The Correct Option is B

To solve the problem, we need to determine the fraction of energy lost by body A after a head-on elastic collision with body B. Let's approach this step by step:

1. Before the collision, body A has a mass of \(4m\) and moves with a speed \(u\). Body B has a mass of \(2m\) and is initially at rest. The initial kinetic energies are:
   • Kinetic energy of A: \(\frac{1}{2} \times 4m \times u^2 = 2mu^2\)

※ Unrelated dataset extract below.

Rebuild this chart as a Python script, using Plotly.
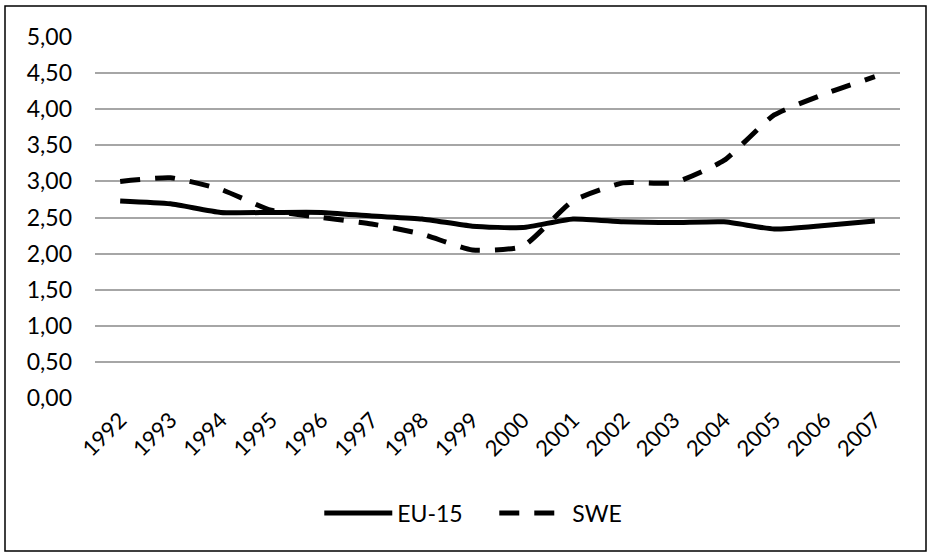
import plotly.graph_objects as go

years = ["1992", "1993", "1994", "1995", "1996", "1997", "1998", "1999",
         "2000", "2001", "2002", "2003", "2004", "2005", "2006", "2007"]
eu15 = [2.73, 2.69, 2.57, 2.57, 2.57, 2.52, 2.48, 2.38,
        2.36, 2.48, 2.44, 2.43, 2.44, 2.34, 2.39, 2.45]
swe = [3.00, 3.05, 2.89, 2.60, 2.50, 2.41, 2.27, 2.05,
       2.10, 2.73, 2.98, 2.98, 3.29, 3.92, 4.21, 4.45]
y_ticks = [0, 0.5, 1, 1.5, 2, 2.5, 3, 3.5, 4, 4.5, 5]

FONT = "Lato"

fig = go.Figure()
fig.add_trace(go.Scatter(x=years, y=eu15, name="EU-15", mode="lines",
                         line=dict(color="black", width=5, shape="spline", smoothing=0.5)))
fig.add_trace(go.Scatter(x=years, y=swe, name="SWE", mode="lines",
                         line=dict(color="black", width=5, dash="20px,15px",
                                   shape="spline", smoothing=0.5)))

L, R, T, B = 95, 31, 37, 158
W, H = 931, 556
pw, ph = W - L - R, H - T - B

def px_x(p):
    return (p - L) / pw

def px_y(p):
    return (H - B - p) / ph

fig.update_layout(
    width=W, height=H,
    margin=dict(l=L, r=R, t=T, b=B),
    paper_bgcolor="white", plot_bgcolor="white",
    separators=", ",
    font=dict(family=FONT, size=23, color="black"),
    showlegend=True,
    legend=dict(orientation="h", x=0.496, xanchor="center", y=px_y(513), yanchor="middle",
                font=dict(family=FONT, size=23, color="black"), itemwidth=68,
                entrywidth=92, entrywidthmode="pixels", tracegroupgap=0),
    xaxis=dict(type="category", range=[-0.5, 15.5], tickangle=-45,
               showgrid=False, showline=False, zeroline=False, ticks="",
               ticklabelstandoff=4,
               tickfont=dict(family=FONT, size=22, color="black")),
    yaxis=dict(range=[0, 5], tickvals=y_ticks, tickformat=".2f",
               showgrid=True, gridcolor="#a6a6a6", gridwidth=1.5,
               zeroline=False, showline=False, ticks="",
               ticklabelstandoff=22,
               tickfont=dict(family=FONT, size=23, color="black")),
    shapes=[dict(type="rect", xref="paper", yref="paper",
                 x0=px_x(5), x1=px_x(926), y0=px_y(551), y1=px_y(6),
                 line=dict(color="black", width=1.5), fillcolor="rgba(0,0,0,0)",
                 layer="below")],
)

fig.write_html("out.html", config={"displayModeBar": False},
               post_script="document.body.style.margin='0';")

   • Kinetic energy of B: \(0\) (as B is at rest)
2. In a head-on elastic collision, both momentum and kinetic energy are conserved. Conservation of momentum gives: 4mu = 4mv + 2mv_b\), where \(v\) and \(v_b\) are the final velocities of A and B, respectively.

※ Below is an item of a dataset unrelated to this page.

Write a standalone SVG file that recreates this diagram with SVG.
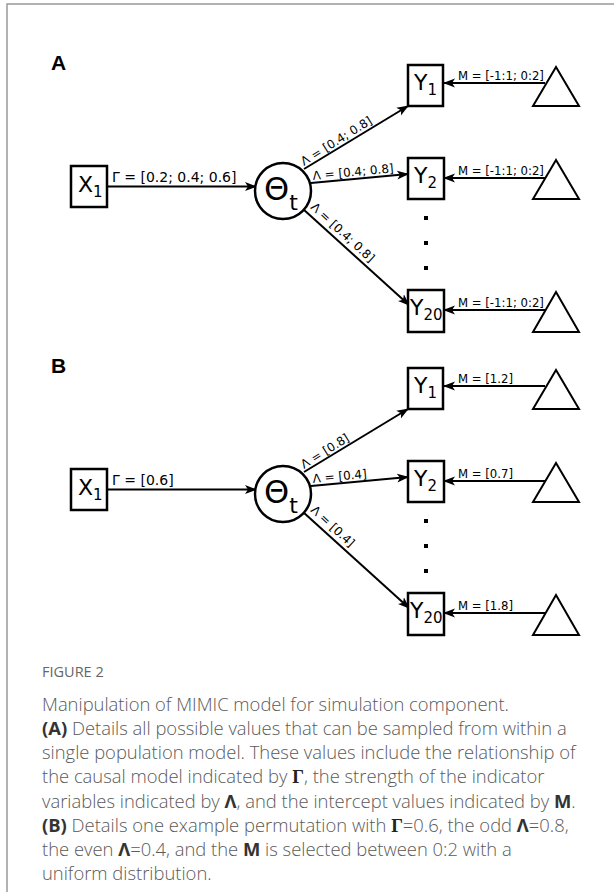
<svg xmlns="http://www.w3.org/2000/svg" width="614" height="892" viewBox="0 0 614 892">
<style>
.box{fill:#fff;stroke:#000;stroke-width:2.5}
.tri{fill:#fff;stroke:#000;stroke-width:2}
.edge{fill:none;stroke:#000;stroke-width:2}
.nl{font-family:"DejaVu Sans",sans-serif;font-size:22px;fill:#000}
.sub{font-size:15px}
.th{font-family:"DejaVu Sans",sans-serif;font-size:32px;fill:#000}
.lab{font-family:"DejaVu Sans",sans-serif;font-size:12px;fill:#000}
.ml{font-family:"DejaVu Sans",sans-serif;font-size:11.7px;fill:#000}
.gl{font-family:"DejaVu Sans",sans-serif;font-size:14px;fill:#000}
.pl{font-family:"Liberation Sans",Arial,sans-serif;font-size:21px;font-weight:bold;fill:#000}
.cap{font-family:"Open Sans",sans-serif;font-size:18.4px;font-weight:300;fill:#5a5a5a}
.fig{font-family:"Open Sans",sans-serif;font-size:14.5px;fill:#666}
.b{font-weight:bold;fill:#333}
.bs{font-family:"Liberation Serif",serif;font-weight:bold;fill:#222}
</style>
<defs>
<marker id="ah" markerUnits="userSpaceOnUse" viewBox="0 0 12 10" refX="11" refY="5" markerWidth="12" markerHeight="10" orient="auto">
<path d="M0,0.5 L12,5 L0,9.5 L3,5 z" fill="#000"/>
</marker>
</defs>
<rect x="7" y="4" width="620" height="900" fill="none" stroke="#999" stroke-width="1.5"/>

<!-- Panel A -->
<text class="pl" x="51" y="70">A</text>
<g id="connectorsA">
<line class="edge" x1="107" y1="186.5" x2="256" y2="186.5" marker-end="url(#ah)"/>
<line class="edge" x1="304" y1="169" x2="408" y2="106" marker-end="url(#ah)"/>
<line class="edge" x1="311" y1="183" x2="408" y2="174" marker-end="url(#ah)"/>
<line class="edge" x1="303" y1="209" x2="409" y2="305" marker-end="url(#ah)"/>
<line class="edge" x1="545" y1="83" x2="444" y2="83" marker-end="url(#ah)"/>
<line class="edge" x1="545" y1="178" x2="444" y2="178" marker-end="url(#ah)"/>
<line class="edge" x1="545" y1="310" x2="444" y2="310" marker-end="url(#ah)"/>
<text class="gl" x="112" y="182">Γ = [0.2; 0.4; 0.6]</text>
<text class="lab" transform="translate(304,166) rotate(-32)">Λ = [0.4; 0.8]</text>
<text class="lab" transform="translate(313,180) rotate(-5.5)">Λ = [0.4; 0.8]</text>
<text class="lab" transform="translate(310,208) rotate(42.5)">Λ = [0.4; 0.8]</text>
<text class="ml" x="458" y="80">M = [-1:1; 0:2]</text>
<text class="ml" x="458" y="175">M = [-1:1; 0:2]</text>
<text class="ml" x="458" y="307">M = [-1:1; 0:2]</text>
</g>
<g id="X1_A"><rect class="box" x="71" y="166" width="36" height="41"/><text class="nl" x="78" y="192">X<tspan class="sub" dy="5">1</tspan></text></g>
<g id="Theta_A"><circle class="box" cx="283" cy="191" r="28"/><text class="th" x="264" y="200">Θ<tspan style="font-size:22px" dy="10">t</tspan></text></g>
<g id="Y1_A"><rect class="box" x="408" y="65" width="35" height="41"/><text class="nl" x="414" y="90">Y<tspan class="sub" dy="5">1</tspan></text></g>
<g id="Y2_A"><rect class="box" x="408" y="158" width="36" height="41"/><text class="nl" x="414" y="183">Y<tspan class="sub" dy="5">2</tspan></text></g>
<g id="Y20_A"><rect class="box" x="408" y="290" width="36" height="42"/><text class="nl" x="410" y="315">Y<tspan class="sub" dy="5">20</tspan></text></g>
<g id="dots_A"><rect x="424" y="216" width="4" height="4"/><rect x="424" y="241" width="4" height="4"/><rect x="424" y="266" width="4" height="4"/></g>
<g id="T1_A"><polygon class="tri" points="556,67 533,106 579,106"/></g>
<g id="T2_A"><polygon class="tri" points="556,160 533,199 579,199"/></g>
<g id="T20_A"><polygon class="tri" points="556,292 533,332 579,332"/></g>

<!-- Panel B -->
<text class="pl" x="51" y="373">B</text>
<g id="connectorsB" transform="translate(0,303)">
<line class="edge" x1="107" y1="186.5" x2="256" y2="186.5" marker-end="url(#ah)"/>
<line class="edge" x1="304" y1="169" x2="408" y2="106" marker-end="url(#ah)"/>
<line class="edge" x1="311" y1="183" x2="408" y2="174" marker-end="url(#ah)"/>
<line class="edge" x1="303" y1="209" x2="409" y2="305" marker-end="url(#ah)"/>
<line class="edge" x1="545" y1="83" x2="444" y2="83" marker-end="url(#ah)"/>
<line class="edge" x1="545" y1="178" x2="444" y2="178" marker-end="url(#ah)"/>
<line class="edge" x1="545" y1="310" x2="444" y2="310" marker-end="url(#ah)"/>
<text class="gl" x="112" y="182">Γ = [0.6]</text>
<text class="lab" transform="translate(304,166) rotate(-32)">Λ = [0.8]</text>
<text class="lab" transform="translate(313,180) rotate(-5.5)">Λ = [0.4]</text>
<text class="lab" transform="translate(310,208) rotate(42.5)">Λ = [0.4]</text>
<text class="ml" x="458" y="80">M = [1.2]</text>
<text class="ml" x="458" y="175">M = [0.7]</text>
<text class="ml" x="458" y="307">M = [1.8]</text>
</g>
<g id="X1_B" transform="translate(0,303)"><rect class="box" x="71" y="166" width="36" height="41"/><text class="nl" x="78" y="192">X<tspan class="sub" dy="5">1</tspan></text></g>
<g id="Theta_B" transform="translate(0,303)"><circle class="box" cx="283" cy="191" r="28"/><text class="th" x="264" y="200">Θ<tspan style="font-size:22px" dy="10">t</tspan></text></g>
<g id="Y1_B" transform="translate(0,303)"><rect class="box" x="408" y="65" width="35" height="41"/><text class="nl" x="414" y="90">Y<tspan class="sub" dy="5">1</tspan></text></g>
<g id="Y2_B" transform="translate(0,303)"><rect class="box" x="408" y="158" width="36" height="41"/><text class="nl" x="414" y="183">Y<tspan class="sub" dy="5">2</tspan></text></g>
<g id="Y20_B" transform="translate(0,303)"><rect class="box" x="408" y="290" width="36" height="42"/><text class="nl" x="410" y="315">Y<tspan class="sub" dy="5">20</tspan></text></g>
<g id="dots_B" transform="translate(0,303)"><rect x="424" y="216" width="4" height="4"/><rect x="424" y="241" width="4" height="4"/><rect x="424" y="266" width="4" height="4"/></g>
<g id="T1_B" transform="translate(0,303)"><polygon class="tri" points="556,67 533,106 579,106"/></g>
<g id="T2_B" transform="translate(0,303)"><polygon class="tri" points="556,160 533,199 579,199"/></g>
<g id="T20_B" transform="translate(0,303)"><polygon class="tri" points="556,292 533,332 579,332"/></g>

<!-- Caption -->
<text class="fig" x="42" y="677">FIGURE 2</text>
<text class="cap" x="42" y="711">Manipulation of MIMIC model for simulation component.</text>
<text class="cap" x="42" y="735"><tspan class="b">(A)</tspan> Details all possible values that can be sampled from within a</text>
<text class="cap" x="42" y="759">single population model. These values include the relationship of</text>
<text class="cap" x="42" y="783">the causal model indicated by <tspan class="bs">Γ</tspan>, the strength of the indicator</text>
<text class="cap" x="42" y="808">variables indicated by <tspan class="b">Λ</tspan>, and the intercept values indicated by <tspan class="b">M</tspan>.</text>
<text class="cap" x="42" y="832"><tspan class="b">(B)</tspan> Details one example permutation with <tspan class="bs">Γ</tspan>=0.6, the odd <tspan class="b">Λ</tspan>=0.8,</text>
<text class="cap" x="42" y="856">the even <tspan class="b">Λ</tspan>=0.4, and the <tspan class="b">M</tspan> is selected between 0:2 with a</text>
<text class="cap" x="42" y="880">uniform distribution.</text>
</svg>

3. Conservation of kinetic energy gives: \(\frac{1}{2} \cdot 4m \cdot u^2 = \frac{1}{2} \cdot 4m \cdot v^2 + \frac{1}{2} \cdot 2m \cdot v_b^2\)

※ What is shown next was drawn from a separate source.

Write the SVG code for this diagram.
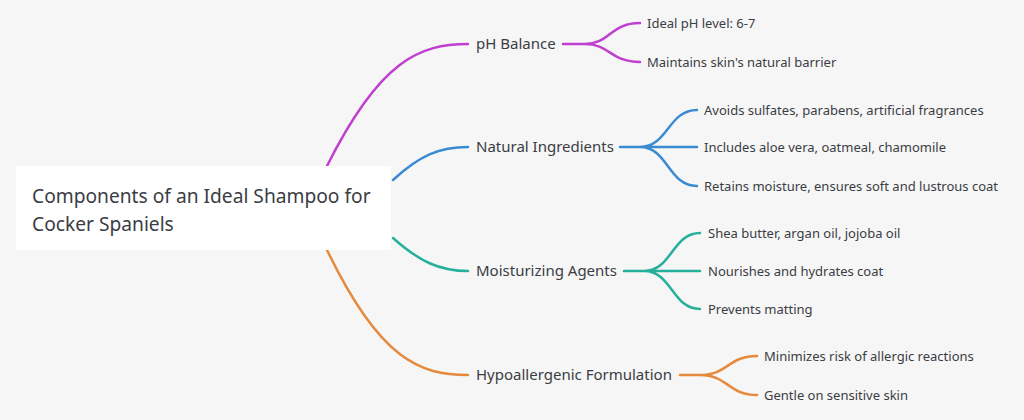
<svg xmlns="http://www.w3.org/2000/svg" width="1024" height="420" viewBox="0 0 1024 420">
<style>
.b{fill:none;stroke-width:2.5;stroke-linecap:round}
.t{font-family:"Noto Sans",sans-serif;font-size:15px;fill:#3a3d44}
.c{font-family:"Noto Sans",sans-serif;font-size:13px;fill:#3a3d44}
.r{font-family:"Noto Sans",sans-serif;font-size:19.2px;fill:#3a3d44}
</style>
<rect width="1024" height="420" fill="#f6f6f6"/>
<g id="connectors">
<path class="b" stroke="#c03fd0" d="M327,166 C380,60 420,44 468,44 M563,44 H585 C610,44 610,23 640,23 M585,44 C610,44 610,62 640,62"/>
<path class="b" stroke="#3a8bd2" d="M393,180 C420,155 440,147 468,147 M620,147 H640 C668,147 668,110 697,110 M640,147 C668,147 668,186 697,186 M640,147 H697"/>
<path class="b" stroke="#26b09b" d="M393,238 C420,262 440,271 468,271 M624,271 H644 C672,271 672,233 700,233 M644,271 C672,271 672,309 700,309 M644,271 H700"/>
<path class="b" stroke="#e58a3d" d="M327,250 C380,360 420,375 468,375 M680,375 H700 C728,375 728,356 757,356 M700,375 C728,375 728,395 757,395"/>
</g>
<g id="root"><rect x="16" y="166" width="375" height="84" fill="#fff"/>
<text class="r" x="32" y="203">Components of an Ideal Shampoo for</text>
<text class="r" x="32" y="231">Cocker Spaniels</text></g>
<g id="ph"><text class="t" x="476" y="49">pH Balance</text></g>
<g id="ph1"><text class="c" x="647" y="28">Ideal pH level: 6-7</text></g>
<g id="ph2"><text class="c" x="647" y="67">Maintains skin's natural barrier</text></g>
<g id="nat"><text class="t" x="476" y="152">Natural Ingredients</text></g>
<g id="nat1"><text class="c" x="704" y="115">Avoids sulfates, parabens, artificial fragrances</text></g>
<g id="nat2"><text class="c" x="704" y="152">Includes aloe vera, oatmeal, chamomile</text></g>
<g id="nat3"><text class="c" x="704" y="191">Retains moisture, ensures soft and lustrous coat</text></g>
<g id="moi"><text class="t" x="476" y="276">Moisturizing Agents</text></g>
<g id="moi1"><text class="c" x="708" y="238">Shea butter, argan oil, jojoba oil</text></g>
<g id="moi2"><text class="c" x="708" y="276">Nourishes and hydrates coat</text></g>
<g id="moi3"><text class="c" x="708" y="314">Prevents matting</text></g>
<g id="hyp"><text class="t" x="476" y="380">Hypoallergenic Formulation</text></g>
<g id="hyp1"><text class="c" x="764" y="361">Minimizes risk of allergic reactions</text></g>
<g id="hyp2"><text class="c" x="764" y="400">Gentle on sensitive skin</text></g>
</svg>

4. From the conservation equations, the final velocity expressions for A and B in an elastic collision are:
   • \(v = \frac{(4m - 2m)}{4m + 2m} \cdot u = \frac{1}{3}u\)
   • \(v_b = \frac{2 \times 4m}{4m + 2m} \cdot u = \frac{4}{3}u\)
5. The final kinetic energy of A is: \(\frac{1}{2} \cdot 4m \cdot \left(\frac{1}{3}u\right)^2 = \frac{2}{9}mu^2\)
6. The energy lost by A can be calculated as the initial energy minus the final energy: 2mu^2 - \frac{2}{9}mu^2 = \frac{16}{9}mu^2\)
7. Thus, the fraction of energy lost by A is: \(\frac{\frac{16}{9}mu^2}{2mu^2} = \frac{8}{9}\)

Thus, the fraction of energy lost by the colliding body A is \(\frac{8}{9}\), which matches the correct answer.